L’auteur aborde ensuite les modalités, enjeux et tensions du déploiement de l’emprise coloniale à Houaïlou — dont les techniques répressives comme les représentations de la société indigène sont très directement liées à l’expérience française en Algérie — à partir de deux points d’entrée :

• les multiples usages sociaux des « pierres de guerre » entre la deuxième moitié du 19ème siècle et l’entre-deux-guerres (guerres, conversion au christianisme, collecte ethnographique et muséographique) ;

• les trajectoires des chefs administratifs dans un ordre colonial de plus en plus oppressant, mais aussi de plus en plus complexe (mobilisations militaires et sanitaires, concurrences lignagères, configurations de pouvoir diversifiées entre chefs, gendarmes, missionnaires et colons).

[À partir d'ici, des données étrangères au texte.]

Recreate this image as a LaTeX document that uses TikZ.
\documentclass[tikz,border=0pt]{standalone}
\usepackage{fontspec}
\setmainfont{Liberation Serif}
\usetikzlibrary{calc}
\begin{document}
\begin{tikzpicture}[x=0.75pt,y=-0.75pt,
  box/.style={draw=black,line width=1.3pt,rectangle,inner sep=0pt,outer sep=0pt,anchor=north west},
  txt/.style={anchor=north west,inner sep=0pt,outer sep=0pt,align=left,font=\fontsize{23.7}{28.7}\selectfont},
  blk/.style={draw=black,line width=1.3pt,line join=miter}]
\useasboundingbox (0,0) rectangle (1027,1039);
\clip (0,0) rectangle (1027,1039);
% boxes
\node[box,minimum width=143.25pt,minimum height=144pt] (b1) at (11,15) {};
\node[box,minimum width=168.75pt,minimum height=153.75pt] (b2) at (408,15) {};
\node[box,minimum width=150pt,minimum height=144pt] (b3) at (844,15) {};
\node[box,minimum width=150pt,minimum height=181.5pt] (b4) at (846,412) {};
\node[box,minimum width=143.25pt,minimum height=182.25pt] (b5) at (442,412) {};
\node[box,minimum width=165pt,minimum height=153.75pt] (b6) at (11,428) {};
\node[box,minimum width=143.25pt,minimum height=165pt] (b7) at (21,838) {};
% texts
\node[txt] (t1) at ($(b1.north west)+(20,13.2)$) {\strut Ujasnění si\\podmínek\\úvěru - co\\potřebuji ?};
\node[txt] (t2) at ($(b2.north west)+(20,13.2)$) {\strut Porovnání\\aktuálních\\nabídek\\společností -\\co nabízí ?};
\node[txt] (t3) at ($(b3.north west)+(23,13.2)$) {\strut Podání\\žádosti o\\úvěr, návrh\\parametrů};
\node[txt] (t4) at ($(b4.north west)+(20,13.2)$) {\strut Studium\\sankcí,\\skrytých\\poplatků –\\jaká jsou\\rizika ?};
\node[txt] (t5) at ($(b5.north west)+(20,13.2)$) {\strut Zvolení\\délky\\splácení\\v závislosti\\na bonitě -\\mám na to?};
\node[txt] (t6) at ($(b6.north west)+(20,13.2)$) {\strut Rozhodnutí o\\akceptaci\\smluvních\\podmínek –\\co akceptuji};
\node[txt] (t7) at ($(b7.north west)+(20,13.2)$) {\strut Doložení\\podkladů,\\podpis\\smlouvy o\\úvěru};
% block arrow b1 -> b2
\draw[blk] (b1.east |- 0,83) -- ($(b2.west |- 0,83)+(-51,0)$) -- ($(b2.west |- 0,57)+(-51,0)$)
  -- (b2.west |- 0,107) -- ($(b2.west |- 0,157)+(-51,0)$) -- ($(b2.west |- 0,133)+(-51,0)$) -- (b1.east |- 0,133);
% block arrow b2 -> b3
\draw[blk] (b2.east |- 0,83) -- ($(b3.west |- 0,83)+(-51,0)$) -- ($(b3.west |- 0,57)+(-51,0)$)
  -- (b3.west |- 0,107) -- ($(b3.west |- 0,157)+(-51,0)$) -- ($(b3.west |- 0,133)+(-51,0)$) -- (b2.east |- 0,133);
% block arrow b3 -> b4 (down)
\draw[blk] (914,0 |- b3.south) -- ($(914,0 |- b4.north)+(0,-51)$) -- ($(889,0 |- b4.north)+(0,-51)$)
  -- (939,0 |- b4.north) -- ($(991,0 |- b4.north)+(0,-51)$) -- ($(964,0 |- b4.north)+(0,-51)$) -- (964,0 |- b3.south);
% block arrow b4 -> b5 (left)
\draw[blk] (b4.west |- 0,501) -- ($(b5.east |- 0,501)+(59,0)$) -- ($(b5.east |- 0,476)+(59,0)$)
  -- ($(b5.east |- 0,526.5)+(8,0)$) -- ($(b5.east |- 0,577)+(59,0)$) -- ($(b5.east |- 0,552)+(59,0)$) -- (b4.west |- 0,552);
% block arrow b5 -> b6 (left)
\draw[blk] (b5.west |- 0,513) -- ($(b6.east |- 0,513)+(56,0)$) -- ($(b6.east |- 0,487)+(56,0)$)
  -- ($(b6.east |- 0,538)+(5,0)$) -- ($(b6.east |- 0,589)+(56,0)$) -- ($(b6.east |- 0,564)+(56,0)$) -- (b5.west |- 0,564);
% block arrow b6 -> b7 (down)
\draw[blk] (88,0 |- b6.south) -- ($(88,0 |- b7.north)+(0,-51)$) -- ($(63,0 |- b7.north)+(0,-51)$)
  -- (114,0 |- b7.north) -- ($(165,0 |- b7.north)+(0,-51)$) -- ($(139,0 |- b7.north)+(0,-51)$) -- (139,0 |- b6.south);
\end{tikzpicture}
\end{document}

Une gouvernementalité néo-coloniale

La question de la sortie du colonial est abordée dans la deuxième partie du livre. Elle replace l’accession des Kanaks à la citoyenneté en 1946 dans la perspective d’une tentative globale de construction de nouveaux rapports sociaux locaux après l’abolition du régime de l’indigénat, dont témoignent d’intenses mobilisations collectives menées tous azimuts par les mêmes personnes à Houaïlou : militantisme partisan, création d’une coopérative agricole, renforcement des « conseils des anciens » au détriment des chefs, chasse aux sorciers, engagement scolaire et religieux.

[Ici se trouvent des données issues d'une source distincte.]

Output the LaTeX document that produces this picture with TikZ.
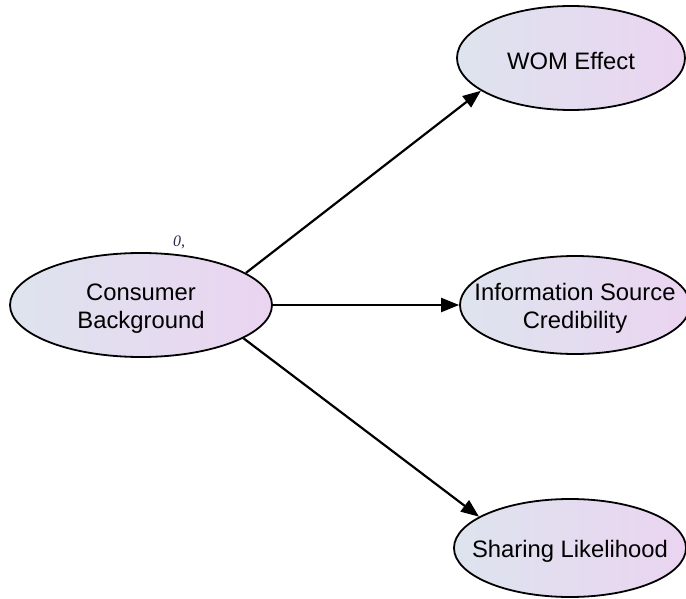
\documentclass[tikz,border=0pt]{standalone}
\usepackage{fontspec}
\setmainfont{Liberation Sans}
\newfontfamily\labelserif{Liberation Serif}
\usetikzlibrary{shapes.geometric,arrows.meta}

\definecolor{fillleft}{RGB}{221,228,238}
\definecolor{fillright}{RGB}{235,212,241}
\definecolor{labelink}{RGB}{40,44,70}

\tikzset{
  concept/.style={
    ellipse, draw=black, line width=1.8pt, inner sep=0pt,
    left color=fillleft, right color=fillright
  },
  caption/.style={
    align=center, text=black, inner sep=0pt, yshift=-3.5pt,
    font=\fontsize{23.8}{28}\selectfont
  },
  link/.style={
    draw=black, line width=2.2pt,
    -{Triangle[length=18pt,width=14pt]}
  }
}

\begin{document}
\begin{tikzpicture}[x=1pt,y=-1pt]
  \useasboundingbox (0,0) rectangle (686,599);

  % concept nodes (shape sized explicitly, text set as a centred label)
  \node[concept, minimum width=262pt, minimum height=104pt,
        label={[caption]center:{Consumer\\Background}}] (cb)  at (141,305) {};
  \node[concept, minimum width=228pt, minimum height=104pt,
        label={[caption]center:{WOM Effect}}] (wom) at (571,58) {};
  \node[concept, minimum width=230pt, minimum height=98pt,
        label={[caption]center:{Information Source\\Credibility}}] (isc) at (575,305) {};
  \node[concept, minimum width=232pt, minimum height=98pt,
        label={[caption]center:{Sharing Likelihood}}] (sl)  at (570,548) {};

  % small label above the source node
  \node[text=labelink, font=\labelserif\itshape\fontsize{16}{18}\selectfont] (lbl) at (179,242) {0,};

  % influence links
  \draw[link] (cb.17)  -- (wom.200);
  \draw[link] (cb.east) -- (isc.west);
  \draw[link] (cb.342) -- (sl.161);
\end{tikzpicture}
\end{document}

Les deux derniers chapitres se penchent enfin sur les processus de production et de forclusion de la violence qui accompagnent l’émergence progressive à Houaïlou d’une « nouvelle gouvernementalité postcoloniale » réorganisant le champ sociopolitique local et pesant sur les corps et les esprits depuis les années 1980. Le chapitre 5 analyse les émotions politiques et les affects subjectifs investis dans l’action violente au moment des « événements » de 1984-1988, et lors de conflits segmentaires liés à la réforme foncière.

Quant au chapitre 6, il examine diverses modalités de construction de collectifs et de mobilisations politiques dans le contexte de décolonisation ouvert par l’Accord de Nouméa (1998).

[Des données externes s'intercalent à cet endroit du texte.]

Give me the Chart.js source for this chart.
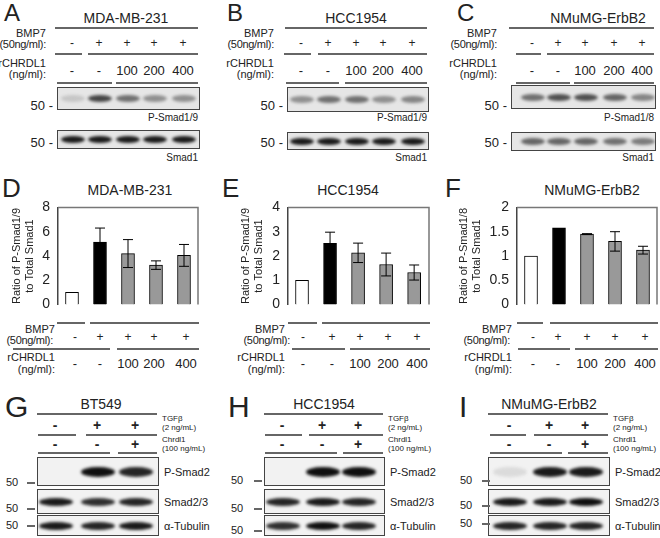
<!DOCTYPE html>
<html><head><meta charset="utf-8">
<script src="https://cdn.jsdelivr.net/npm/chart.js@4.4.0/dist/chart.umd.min.js"></script>
<style>
body{margin:0;background:#fff;font-family:"Liberation Sans",Arial,sans-serif;color:#222}
#fig{position:relative;width:660px;height:538px;overflow:hidden}
.t{position:absolute;white-space:nowrap;line-height:1;color:#222}
.ln{position:absolute;height:1.5px;background:#666}
.blot{position:absolute;border:1px solid #444;background:#e6e6e6;overflow:hidden}
.band{position:absolute;border-radius:50%;filter:blur(1.5px)}
.cw{position:absolute}
</style></head><body>
<div id="fig"></div>
<script>
// ---- data ----
const doseLabels = ['-', '-', '100', '200', '400'];
const bmpSigns = ['-', '+', '+', '+', '+'];
const barColors = ['#ffffff', '#000000', '#999999', '#999999', '#999999'];

const mdaValues = [1, 5.15, 4.2, 3.25, 4.05];
const mdaErrors = [0, 1.15, 1.15, 0.35, 0.9];
const hccValues = [1, 2.52, 2.13, 1.65, 1.32];
const hccErrors = [0, 0.46, 0.4, 0.47, 0.31];
const nmuValues = [1, 1.58, 1.45, 1.3, 1.12];
const nmuErrors = [0, 0, 0.01, 0.2, 0.08];

// band darkness per lane (0..1) for blots
const aPhospho = [0.15, 0.75, 0.55, 0.4, 0.4];
const aTotal = [0.95, 0.95, 0.95, 0.95, 0.95];
const bPhospho = [0.4, 0.55, 0.55, 0.4, 0.45];
const bTotal = [0.95, 0.95, 0.95, 0.95, 0.95];
const cPhospho = [0.55, 0.7, 0.7, 0.6, 0.45];
const cTotal = [0.6, 0.6, 0.6, 0.55, 0.5];
const gRows = [[0, 1, 0.9], [0.95, 0.85, 0.9], [0.95, 0.9, 0.95]];
const hRows = [[0, 1, 1], [0.9, 0.95, 0.9], [0.85, 1, 0.9]];
const iRows = [[0.05, 0.95, 0.95], [0.95, 0.95, 1], [0.9, 0.9, 0.9]];

const fig = document.getElementById('fig');
function text(x, y, s, size, align, extra) {
    const d = document.createElement('div');
    d.className = 't';
    d.innerHTML = s;
    d.style.left = x + 'px'; d.style.top = y + 'px';
    d.style.fontSize = (size || 11) + 'px';
    const tx = align === 'c' ? '-50%' : align === 'r' ? '-100%' : '0';
    d.style.transform = 'translate(' + tx + ',-50%)';
    if (extra) Object.assign(d.style, extra);
    fig.appendChild(d);
}
function line(x1, x2, y) {
    const d = document.createElement('div');
    d.className = 'ln';
    d.style.left = x1 + 'px'; d.style.top = y + 'px'; d.style.width = (x2 - x1) + 'px';
    fig.appendChild(d);
}
function blot(x, y, w, h, lanes, dark, bw, bh, bg) {
    const b = document.createElement('div');
    b.className = 'blot';
    Object.assign(b.style, {left: x + 'px', top: y + 'px', width: w + 'px', height: h + 'px'});
    if (bg) b.style.background = bg;
    lanes.forEach((lx, i) => {
        if (dark[i] <= 0) return;
        const e = document.createElement('div');
        e.className = 'band';
        const g = Math.round(230 - 215 * dark[i]);
        Object.assign(e.style, {left: (lx - x - bw / 2) + 'px', top: (h / 2 - bh / 2) + 'px',
            width: bw + 'px', height: bh + 'px', background: 'rgb(' + g + ',' + g + ',' + g + ')'});
        b.appendChild(e);
    });
    fig.appendChild(b);
}

// ---- top row A B C ----
const topPanels = [
    {L: 'A', lx: 4, tx: 126, x0: 57, x1: 198, lr: 46, title: 'MDA-MB-231', lanes: [72, 99, 127, 154, 183],
     l1: [55, 82, 88], l2: [57, 112, 116], lab: 'P-Smad1/9', ph: aPhospho, tot: aTotal, b1: [87, 108], b2: [130, 147]},
    {L: 'B', lx: 227, tx: 356, x0: 287, x1: 427, lr: 274, title: 'HCC1954', lanes: [301, 328, 356, 383, 412],
     l1: [284, 311, 318], l2: [286, 339, 345], lab: 'P-Smad1/9', ph: bPhospho, tot: bTotal, b1: [87, 110], b2: [132, 148]},
    {L: 'C', lx: 457, tx: 598, x0: 511, x1: 654, lr: 497, title: 'NMuMG-ErbB2', lanes: [532, 558, 585, 614, 642],
     l1: [516, 541, 547], l2: [516, 570, 574], lab: 'P-Smad1/8', ph: cPhospho, tot: cTotal, b1: [85, 107], b2: [132, 149]}
];
topPanels.forEach(p => {
    text(p.lx, 13, p.L, 24);
    text(p.tx, 18, p.title, 14, 'c');
    line(p.x0 - 2, p.x1, 27);
    text(p.lr, 33, 'BMP7', 11, 'r');
    text(p.lr, 44, '(50ng/ml):', 11, 'r', {letterSpacing: '-0.3px'});
    bmpSigns.forEach((s, i) => text(p.lanes[i], 43, s, 12, 'c'));
    line(p.l1[0], p.l1[1], 53); line(p.l1[2], p.x1, 53);
    text(p.lr, 63, 'rCHRDL1', 11, 'r');
    text(p.lr, 74, '(ng/ml):', 11, 'r');
    doseLabels.forEach((s, i) => text(p.lanes[i], 70, s, 13, 'c'));
    line(p.l2[0], p.l2[1], 82); line(p.l2[2], p.x1, 82);
    blot(p.x0, p.b1[0], p.x1 - p.x0, p.b1[1] - p.b1[0], p.lanes, p.ph, 24, 7);
    text(p.x0 - 4, 105, '50 -', 13, 'r');
    text(p.x1, 118, p.lab, 10, 'r');
    blot(p.x0, p.b2[0], p.x1 - p.x0, p.b2[1] - p.b2[0], p.lanes, p.tot, 24, 7);
    text(p.x0 - 4, 142, '50 -', 13, 'r');
    text(p.x1, 158, 'Smad1', 10, 'r');
});

// ---- bar charts D E F ----
const errorBars = {
    id: 'errorBars',
    beforeDatasetsDraw(chart) {
        const a = chart.chartArea, ctx = chart.ctx;
        ctx.save(); ctx.strokeStyle = '#777'; ctx.lineWidth = 1.5;
        ctx.beginPath(); ctx.moveTo(a.left, a.top); ctx.lineTo(a.right, a.top); ctx.lineTo(a.right, a.bottom);
        ctx.stroke(); ctx.restore();
    },
    afterDatasetsDraw(chart, args, opts) {
        const ctx = chart.ctx, ys = chart.scales.y;
        const meta = chart.getDatasetMeta(0);
        const ds = chart.data.datasets[0];
        ctx.save(); ctx.strokeStyle = '#000'; ctx.lineWidth = 1;
        meta.data.forEach((bar, i) => {
            const e = opts.errors[i];
            if (!e) return;
            const v = ds.data[i].y;
            const top = ys.getPixelForValue(v + e), bot = ys.getPixelForValue(v - e);
            ctx.beginPath();
            ctx.moveTo(bar.x, top); ctx.lineTo(bar.x, bot);
            ctx.moveTo(bar.x - 5, top); ctx.lineTo(bar.x + 5, top);
            ctx.moveTo(bar.x - 5, bot); ctx.lineTo(bar.x + 5, bot);
            ctx.stroke();
        });
        ctx.restore();
    }
};
const charts = [
    {L: 'D', lx: 2, title: 'MDA-MB-231', tx: 130, left: 10, axis: 58, right: 199, xmin: -0.5, xmax: 4.5, vals: mdaValues, errs: mdaErrors,
     max: 8, step: 2, ytitle: ['Ratio of P-Smad1/9', 'to Total Smad1'], lr: 55, lr2: 53,
     signs: [75, 100, 128, 154, 186], g1: [57, 85, 90], g2: [13, 110, 117]},
    {L: 'E', lx: 222, title: 'HCC1954', tx: 348, left: 239, axis: 288, right: 430, xmin: -0.5, xmax: 4.53, vals: hccValues, errs: hccErrors,
     max: 4, step: 1, ytitle: ['Ratio of P-Smad1/9', 'to Total Smad1'], lr: 285, lr2: 290,
     signs: [303, 332, 360, 388, 417], g1: [288, 317, 322], g2: [292, 345, 350]},
    {L: 'F', lx: 445, title: 'NMuMG-ErbB2', tx: 592, left: 457, axis: 517, right: 658, xmin: -0.5, xmax: 4.5, vals: nmuValues, errs: nmuErrors,
     max: 2, step: 0.5, ytitle: ['Ratio of P-Smad1/8', 'to Total Smad1'], lr: 512, lr2: 510,
     signs: [533, 558, 587, 615, 645], g1: [517, 543, 550], g2: [518, 570, 575]}
];
charts.forEach(c => {
    text(c.lx, 188, c.L, 26);
    text(c.tx, 190, c.title, 14, 'c');
    const w = document.createElement('div');
    w.className = 'cw';
    Object.assign(w.style, {left: c.left + 'px', top: '191px', width: (c.right - c.left) + 'px', height: '130px'});
    const cv = document.createElement('canvas');
    w.appendChild(cv); fig.appendChild(w);
    new Chart(cv, {
        type: 'bar',
        data: {datasets: [{data: c.vals.map((v, i) => ({x: i, y: v})), backgroundColor: barColors,
            borderColor: '#000', borderWidth: 1, barThickness: 13}]},
        options: {
            responsive: true, maintainAspectRatio: false, animation: false,
            layout: {padding: {top: 0, right: 1, bottom: 0, left: 0}},
            plugins: {legend: {display: false}, tooltip: {enabled: false}, errorBars: {errors: c.errs}},
            scales: {
                x: {type: 'linear', min: c.xmin, max: c.xmax, offset: false, ticks: {display: false},
                    grid: {display: false, drawTicks: false, offset: false}, border: {display: false}},
                y: {min: 0, max: c.max, ticks: {stepSize: c.step, color: '#222', font: {size: 14, family: 'Liberation Sans'}, padding: 8,
                        callback: v => String(v)},
                    grid: {display: false, drawTicks: false},
                    border: {color: '#444', width: 1.5},
                    afterFit: s => { s.width = c.axis - c.left; },
                    title: {display: true, text: c.ytitle, color: '#222', font: {size: 11, family: 'Liberation Sans'}, padding: 0}}
            }
        },
        plugins: [errorBars]
    });
    line(c.g1[0], c.g1[1], 322); line(c.g1[2], c.right, 322);
    text(c.lr, 329, 'BMP7', 11, 'r');
    text(c.lr2, 340, '(50ng/ml):', 11, 'r', {letterSpacing: '-0.3px'});
    bmpSigns.forEach((s, i) => text(c.signs[i], 337, s, 12, 'c'));
    line(c.g2[0], c.g2[1], 348); line(c.g2[2], c.right, 348);
    text(c.lr, 357, 'rCHRDL1', 11, 'r');
    text(c.lr, 369, '(ng/ml):', 11, 'r');
    doseLabels.forEach((s, i) => text(c.signs[i], 363, s, 13, 'c'));
});

// ---- bottom row G H I ----
const botPanels = [
    {L: 'G', lx: 5, title: 'BT549', tx: 101, x0: 37, x1: 157, lanes: [55, 97, 135], rows: gRows, m50: [482, 508, 525], n50: 12, d50: 27,
     t1: [38, 76, 86], t2: [38, 110, 118]},
    {L: 'H', lx: 228, title: 'HCC1954', tx: 324, x0: 264, x1: 383, lanes: [282, 322, 358], rows: hRows, m50: [480, 508, 530], n50: 237, d50: 254,
     t1: [265, 302, 309], t2: [265, 337, 343]},
    {L: 'I', lx: 459, title: 'NMuMG-ErbB2', tx: 549, x0: 488, x1: 608, lanes: [509, 549, 585], rows: iRows, m50: [480, 505, 523], n50: 466, d50: 482,
     t1: [490, 526, 534], t2: [490, 562, 568]}
];
const tgfSigns = ['-', '+', '+'];
const chrdSigns = ['-', '-', '+'];
const bottomLabels = ['P-Smad2', 'Smad2/3', '&alpha;-Tubulin'];
botPanels.forEach(p => {
    text(p.lx, 407, p.L, 30);
    text(p.tx, 404, p.title, 14, 'c');
    line(p.x0, p.x1, 413);
    text(p.x1 + 5, 419, 'TGF&beta;', 8);
    text(p.x1 + 5, 428, '(2 ng/mL)', 8);
    tgfSigns.forEach((s, i) => text(p.lanes[i], 425, s, 14, 'c', {fontWeight: 'bold'}));
    line(p.t1[0], p.t1[1], 434); line(p.t1[2], p.x1, 434);
    text(p.x1 + 5, 440, 'Chrdl1', 8);
    text(p.x1 + 5, 449, '(100 ng/mL)', 8);
    chrdSigns.forEach((s, i) => text(p.lanes[i], 444, s, 14, 'c', {fontWeight: 'bold'}));
    line(p.t2[0], p.t2[1], 452); line(p.t2[2], p.x1, 452);
    const tops = [457, 489, 515], hs = [27, 23, 19];
    p.rows.forEach((r, k) => {
        blot(p.x0, tops[k], p.x1 - p.x0, hs[k], p.lanes, r, 34, k === 0 ? 10 : 8, '#f2f2f2');
        text(p.x1 + 7, tops[k] + hs[k] / 2 + 1, bottomLabels[k], 11);
        text(p.n50, p.m50[k], '50', 11, 'c');
        line(p.d50, p.d50 + 8, p.m50[k]);
    });
});
</script>
</body></html>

Non au seul discours institutionnalisé de l’État

Anthropologue reconnu, M. Naepels est aussi pleinement historien au vu de la qualité de ses recherches en archives — tout aussi poussées et minutieuses que son ethnographie de terrain — et de son maniement de la critique interne et externe des sources ; à tel point que son ouvrage nous semble constituer un brillant plaidoyer pour l’unicité épistémologique des (ou de la) science(s) sociale(s).

En tout état de cause, cette "micrologie" a vocation à intéresser autant les historiens que les anthropologues, les sociologues que les politistes : non seulement par les élargissements spatiaux et temporels qu’elle met en œuvre, mais aussi par son ambition foucaldienne de saisir le pouvoir à travers les logiques pratiques de l’action et les processus de subjectivation — jusque dans les « mécanismes infinitésimaux » — plutôt que dans le seul discours institutionnalisé de l’État.

Nouveaux regards

Bien d’autres aspects novateurs de l’ouvrage mériteraient de plus amples commentaires, notamment la démonstration empirique selon laquelle les Kanaks ont autant modelé et utilisé les dispositifs coloniaux à leurs propres fins, que la colonisation ne les a catégorisés et subordonnés. On pense aussi au lien clairement établi entre les formes de gouvernement politique et leurs processus de subjectivation dans les corps et les affects, qui permet de penser la violence dans un continuum allant des émotions intimes à la guerre coloniale, en passant par toute la gamme des violences familiales et domestiques.

Certains pans de la réalité sociale et politique de Houaïlou auraient certes pu être approfondis pour « compléter le tableau »  : par exemple les réseaux de relations entre certains colons et certains Kanaks (voisinage, travail, alliance matrimoniale, intimité affective, etc.), les clivages internes au monde social des colons, ou encore la mobilisation des capitaux scolaires, professionnels et économiques dans la redéfinition des rapports de pouvoir locaux.

Mais outre que ce programme de recherche nécessiterait encore des années d’enquête, il risquerait de confiner à l’illusion de l’exhaustivité monographique. Or, comme le note justement M. Naepels à la fin de son introduction, « il y aurait bien d’autres façons de raconter cette histoire ».